DPLM, LIMITED v. J.H. HARVEY COMPANY
Court of Appeals of Georgia (1999)
Facts
- DPLM, Ltd. sued J.H. Harvey Company for damages after Harvey's decided not to expand its grocery store located in a shopping center owned by DPLM, instead opting to close the store.
- The parties had been in discussions regarding an expansion since the early 1990s, and DPLM took various steps to facilitate this expansion, such as notifying other tenants of lease non-renewals and conducting surveys.
- In February 1996, Harvey's authorized a letter of intent for a proposed lease, but negotiations continued without finalization.
- On November 12, 1996, Harvey's closed its Bel-Air Plaza store and moved to other locations, leading DPLM to claim reimbursement for incurred expenses and damages from the store's closure.
- The trial court granted summary judgment to Harvey's on various claims, prompting DPLM to appeal the decision.
- The appellate court reviewed the claims for promissory estoppel and breach of contract, as well as attorney fees.
Issue
- The issues were whether DPLM could establish a claim for promissory estoppel based on Harvey's representations and whether Harvey's breached the lease agreement by vacating the premises.
Holding — Pope, J.
- The Court of Appeals of the State of Georgia reversed the trial court's grant of summary judgment on DPLM's promissory estoppel claim, finding that jury questions existed regarding DPLM's reliance on Harvey's promises.
- However, the court affirmed the trial court's summary judgment in favor of Harvey's regarding the breach of contract claim and reversed the ruling on attorney fees.
Rule
- A promise may be enforceable under promissory estoppel even in the absence of a formal contract if a party reasonably relies on that promise to their detriment.
Reasoning
- The Court of Appeals reasoned that DPLM could potentially succeed on its promissory estoppel claim despite the absence of a signed contract, as it needed to demonstrate that Harvey's made a promise, that DPLM reasonably relied on that promise, and that justice required enforcement of the promise.

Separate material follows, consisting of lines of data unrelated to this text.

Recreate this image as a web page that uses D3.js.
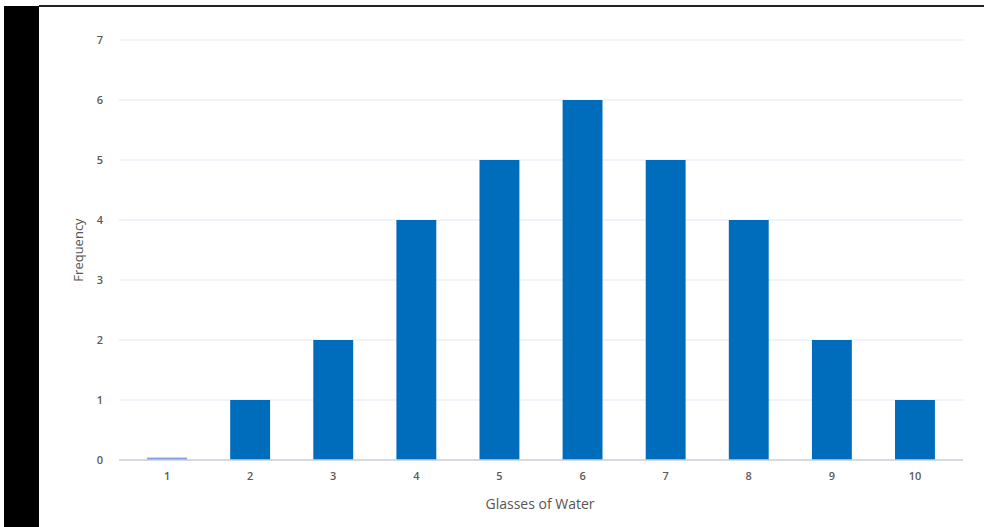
<!DOCTYPE html>
<html>
<head>
<meta charset="utf-8">
<script src="https://cdn.jsdelivr.net/npm/d3@7"></script>
<style>
  body { margin: 0; background: #fff; }
  text { font-family: "Open Sans", "DejaVu Sans", sans-serif; }
</style>
</head>
<body>
<script>
var glasses = ["1", "2", "3", "4", "5", "6", "7", "8", "9", "10"];
var frequency = [0.04, 1, 2, 4, 5, 6, 5, 4, 2, 1];
var yTicks = [0, 1, 2, 3, 4, 5, 6, 7];

var width = 984, height = 527;
var margin = {top: 40, right: 21, bottom: 67, left: 119};

var svg = d3.select("body").append("svg")
  .attr("width", width)
  .attr("height", height);

// frame: black band on the left and a dark line on top
svg.append("rect")
  .attr("x", 4).attr("y", 6)
  .attr("width", 35).attr("height", height - 6)
  .attr("fill", "#000");
svg.append("line")
  .attr("x1", 39).attr("x2", width)
  .attr("y1", 6).attr("y2", 6)
  .attr("stroke", "#222").attr("stroke-width", 2);

var x = d3.scaleBand()
  .domain(glasses)
  .range([margin.left, width - margin.right])
  .paddingInner(0.52)
  .paddingOuter(0.338);

var y = d3.scaleLinear()
  .domain([0, 7])
  .range([height - margin.bottom, margin.top]);

// gridlines
svg.append("g")
  .selectAll("line")
  .data(yTicks.slice(1))
  .enter().append("line")
  .attr("x1", margin.left)
  .attr("x2", width - margin.right)
  .attr("y1", function(d) { return y(d); })
  .attr("y2", function(d) { return y(d); })
  .attr("stroke", "#ebf1f8")
  .attr("stroke-width", 1.5);

// y tick labels
svg.append("g")
  .selectAll("text")
  .data(yTicks)
  .enter().append("text")
  .attr("x", 100)
  .attr("y", function(d) { return y(d); })
  .attr("dy", "0.35em")
  .attr("text-anchor", "middle")
  .attr("font-size", 11)
  .attr("font-weight", 600)
  .attr("fill", "#5a5a5a")
  .text(function(d) { return d; });

// bars
svg.append("g")
  .selectAll("rect")
  .data(frequency)
  .enter().append("rect")
  .attr("x", function(d, i) { return x(glasses[i]); })
  .attr("y", function(d) { return y(d); })
  .attr("width", x.bandwidth())
  .attr("height", function(d) { return y(0) - y(d); })
  .attr("fill", function(d) { return d < 0.5 ? "#7f9fdc" : "#006cbc"; });

// baseline
svg.append("line")
  .attr("x1", margin.left)
  .attr("x2", width - margin.right)
  .attr("y1", y(0)).attr("y2", y(0))
  .attr("stroke", "#c9ced6")
  .attr("stroke-width", 1.5);

// x tick labels
svg.append("g")
  .selectAll("text")
  .data(glasses)
  .enter().append("text")
  .attr("x", function(d) { return x(d) + x.bandwidth() / 2; })
  .attr("y", 476)
  .attr("dy", "0.35em")
  .attr("text-anchor", "middle")
  .attr("font-size", 11)
  .attr("font-weight", 600)
  .attr("fill", "#5a5a5a")
  .text(function(d) { return d; });

// axis titles
svg.append("text")
  .attr("x", 540)
  .attr("y", 504)
  .attr("dy", "0.35em")
  .attr("text-anchor", "middle")
  .attr("font-size", 14)
  .attr("fill", "#555")
  .text("Glasses of Water");

svg.append("text")
  .attr("transform", "translate(78," + 250 + ") rotate(-90)")
  .attr("dy", "0.35em")
  .attr("text-anchor", "middle")
  .attr("font-size", 13)
  .attr("fill", "#555")
  .text("Frequency");
</script>
</body>
</html>
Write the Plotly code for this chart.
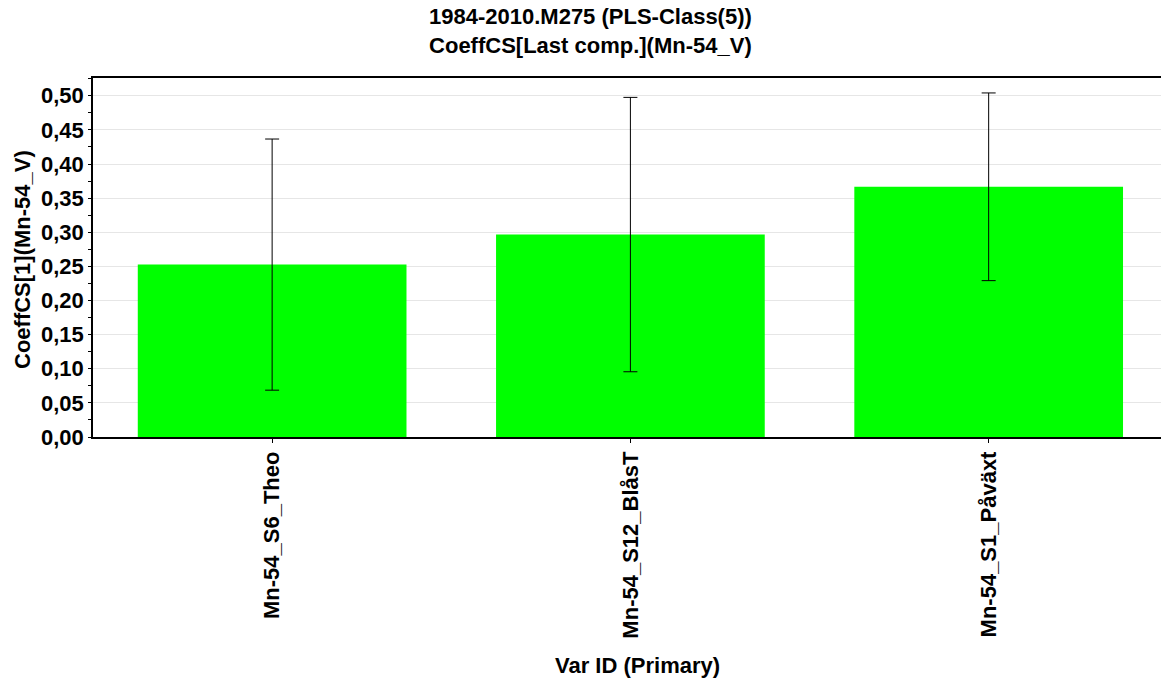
import plotly.graph_objects as go

categories = ["Mn-54_S6_Theo", "Mn-54_S12_BlåsT", "Mn-54_S1_Påväxt"]
coeff_values = [0.2526, 0.2966, 0.3666]
error_values = [0.184, 0.201, 0.1375]

title_lines = ["1984-2010.M275 (PLS-Class(5))", "CoeffCS[Last comp.](Mn-54_V)"]
x_title = "Var ID (Primary)"
y_title = "CoeffCS[1](Mn-54_V)"

W, H = 1161, 680
L, T = 93, 78
B = H - 437
FONT = "Liberation Sans, Arial, sans-serif"
FS = 22
PH = H - T - B
PW = W - L


def px(xp):
    return (xp - L) / PW


def py(yp):
    return 1 - (yp - T) / PH


fig = go.Figure()
fig.add_trace(go.Bar(
    x=categories,
    y=coeff_values,
    width=0.75,
    marker=dict(color="#00ff00", line=dict(width=0)),
    error_y=dict(type="data", array=error_values, visible=True,
                 color="black", thickness=1, width=7),
    showlegend=False,
))

fig.update_layout(
    width=W, height=H,
    margin=dict(l=L, r=0, t=T, b=B, pad=0),
    paper_bgcolor="white", plot_bgcolor="white",
    separators=",.",
    font=dict(family=FONT, size=FS, color="black"),
    bargap=0.25,
)

fig.update_xaxes(
    range=[-0.5, 2.481],
    showline=True, linecolor="black", linewidth=1.5, mirror=True,
    ticks="outside", ticklen=4, tickcolor="black",
    tickangle=-90,
    tickfont=dict(family=FONT, size=FS, weight="bold"),
    showgrid=False,
)
fig.update_yaxes(
    range=[0, 0.526],
    dtick=0.05, tick0=0, tickformat=".2f",
    showline=True, linecolor="black", linewidth=1.5,
    ticks="outside", ticklen=3, tickcolor="black",
    minor=dict(dtick=0.025, ticks="outside", ticklen=3, tickcolor="black", showgrid=False),
    tickfont=dict(family=FONT, size=FS, weight="bold"),
    showgrid=True, gridcolor="#e6e6e6", gridwidth=1,
    zeroline=False,
)

fig.add_annotation(
    text="<b>" + title_lines[0] + "</b><br><b>" + title_lines[1] + "</b>",
    xref="paper", yref="paper",
    x=px(590), y=py(31),
    xanchor="center", yanchor="middle", showarrow=False,
    font=dict(family=FONT, size=FS, color="black"),
)
fig.add_annotation(
    text="<b>" + x_title + "</b>",
    xref="paper", yref="paper",
    x=px(637), y=py(665),
    xanchor="center", yanchor="middle", showarrow=False,
    font=dict(family=FONT, size=FS, color="black"),
)
fig.add_annotation(
    text="<b>" + y_title + "</b>",
    xref="paper", yref="paper",
    x=px(22), y=py(260),
    xanchor="center", yanchor="middle", showarrow=False, textangle=-90,
    font=dict(family=FONT, size=FS, color="black"),
)

fig.write_html(
    "out.html",
    config={"displayModeBar": False},
    post_script="document.body.style.margin='0';document.body.style.overflow='hidden';",
)
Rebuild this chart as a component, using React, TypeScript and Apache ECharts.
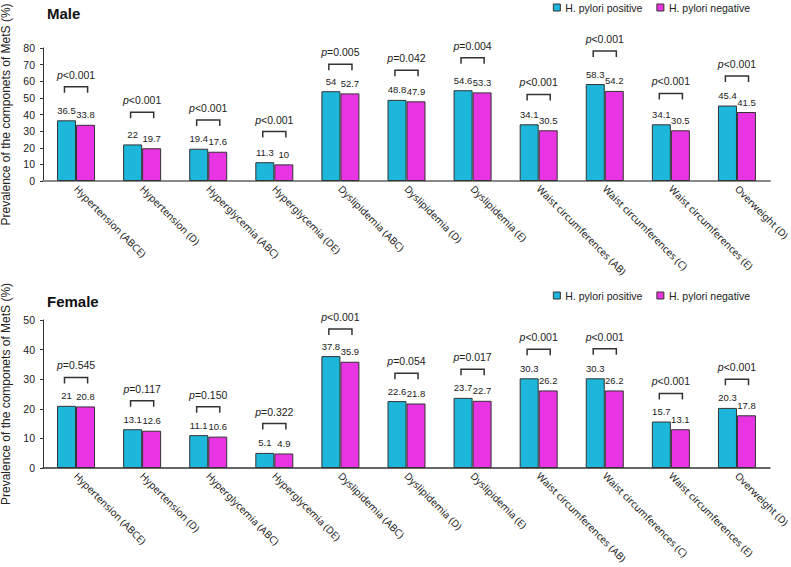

- The court found sufficient evidence suggesting that Harvey's indicated a commitment to the expansion project and that DPLM took significant steps based on that indication.
- In contrast, the court upheld the trial court's finding that the lease did not imply a covenant of continuous operation, as the lease terms allowed Harvey's to cease operations without penalty.
- The court also noted the lack of evidence that Harvey's had made explicit conditions regarding the finalization of the lease, making this case distinct from similar precedents.
- Lastly, the court identified potential bad faith on Harvey's part regarding attorney fees, warranting further examination by a jury.
Deep Dive: How the Court Reached Its Decision
Court's Reasoning on Promissory Estoppel
The Court of Appeals analyzed DPLM's claim for promissory estoppel despite the absence of a formal contract between the parties. It emphasized that for a promissory estoppel claim to succeed, DPLM needed to demonstrate that Harvey's made a promise regarding the store's expansion, that DPLM reasonably relied on that promise, and that enforcement of the promise was necessary to avoid injustice. The Court found that there was sufficient evidence in the record indicating that Harvey's had made representations that could be construed as promises, such as expressing interest in expanding the store and authorizing a letter of intent outlining the proposed lease terms. Additionally, the Court pointed out that DPLM took significant steps in reliance on these representations, such as notifying other tenants about lease non-renewals and preparing for the expansion. The Court concluded that these actions raised sufficient questions of fact that warranted further examination by a jury, thus reversing the trial court's grant of summary judgment on this claim.
Court's Reasoning on Breach of Contract
In contrast, the Court upheld the trial court's decision on the breach of contract claim, determining that the lease did not contain an implied covenant of continuous operation. The Court reviewed the lease terms and concluded that they did not explicitly require Harvey's to maintain its grocery store operations throughout the lease term. It noted that the lease allowed Harvey's to use the premises for any lawful purpose and included provisions for transferring or assigning the lease without DPLM's permission, which indicated flexibility rather than a requirement for continuous operation. The Court also highlighted that the rental structure, which included a base rent and a percentage of gross sales, suggested that the parties did not intend to impose a continuous operation requirement. Consequently, the Court affirmed the trial court's summary judgment in favor of Harvey's regarding the breach of contract claim.
Court's Reasoning on Attorney Fees
The Court addressed DPLM's claim regarding attorney fees under OCGA § 13-6-11 and found that the trial court erred in granting summary judgment on this issue. The Court noted that there was evidence suggesting that Harvey's may have acted in bad faith during the negotiations, as it appeared to explore alternative rental options while simultaneously engaging with DPLM about the expansion. This conduct raised questions about whether Harvey's knowingly allowed DPLM to incur expenses under the impression that negotiations were progressing, thereby possibly constituting bad faith. The Court concluded that this evidence presented a jury question regarding the bad faith claim, which warranted further examination. Thus, the Court reversed the trial court's grant of summary judgment on the issue of attorney fees.